Question

Sketch the graph of each quadratic function. Label the vertex and sketch and label the axis of symmetry.\n$$F(x)=2x^{2}-5$$

Answer

**step1 Identify the Vertex of the Parabola**

For a quadratic function in the form $$F(x)=ax^{2}+c$$, the vertex is located at the point $$(0, c)$$. In this function, we can see that $$a=2$$ and $$c=-5$$. Therefore, the x-coordinate of the vertex is 0 and the y-coordinate is -5.

Vertex = (0, c)

Given the function $$F(x)=2x^{2}-5$$:

Vertex = (0, -5)

**step2 Determine the Axis of Symmetry**

The axis of symmetry for a parabola is a vertical line that passes through its vertex.
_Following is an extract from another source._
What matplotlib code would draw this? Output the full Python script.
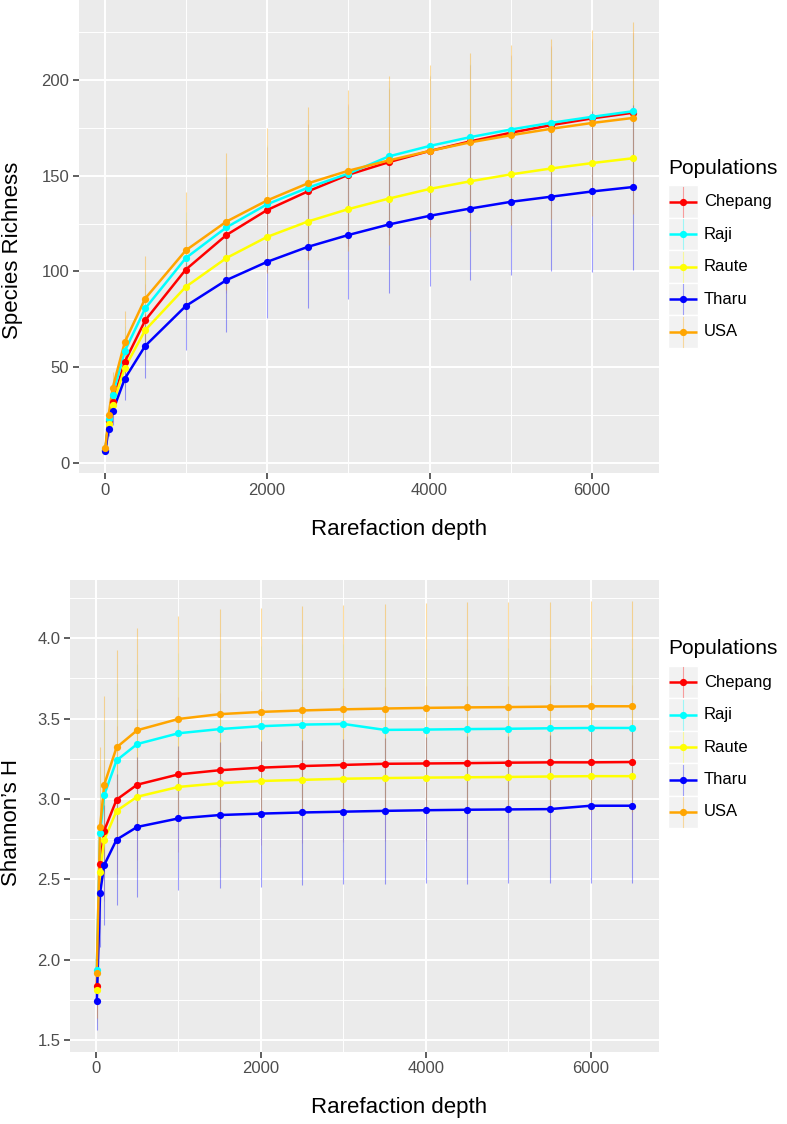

For a quadratic function in the form $$F(x)=ax^{2}+c$$, the axis of symmetry is always the y-axis, which has the equation $$x=0$$.

Axis of Symmetry: x = x-coordinate of the vertex

Since the x-coordinate of our vertex is 0, the equation of the axis of symmetry is:

$$x=0$$

**step3 Plot Additional Points to Sketch the Parabola**

To accurately sketch the parabola, we need to find a few more points. Since the axis of symmetry is $$x=0$$, we can choose symmetric x-values around 0 to find corresponding y-values. We also note that since the coefficient $$a=2$$ is positive, the parabola opens upwards.

Let's choose $$x=1$$ and $$x=-1$$:

$$F(1) = 2(1)^{2}-5 = 2(1)-5 = 2-5 = -3$$

So, a point is $$(1, -3)$$.

$$F(-1) = 2(-1)^{2}-5 = 2(1)-5 = 2-5 = -3$$

So, another point is $$(-1, -3)$$.

Let's choose $$x=2$$ and $$x=-2$$:

$$F(2) = 2(2)^{2}-5 = 2(4)-5 = 8-5 = 3$$

So, a point is $$(2, 3)$$.

$$F(-2) = 2(-2)^{2}-5 = 2(4)-5 = 8-5 = 3$$

So, another point is $$(-2, 3)$$.

**step4 Sketch the Graph**

To sketch the graph:
1. Draw a coordinate plane with x and y axes.
2. Plot the vertex at $$(0, -5)$$ and label it as "Vertex (0, -5)".
3. Draw a dashed vertical line through $$x=0$$ (the y-axis) and label it as "Axis of Symmetry $$x=0$$".
4. Plot the additional points: $$(1, -3)$$, $$(-1, -3)$$, $$(2, 3)$$, $$(-2, 3)$$.
5. Draw a smooth U-shaped curve (parabola) through these points, opening upwards from the vertex.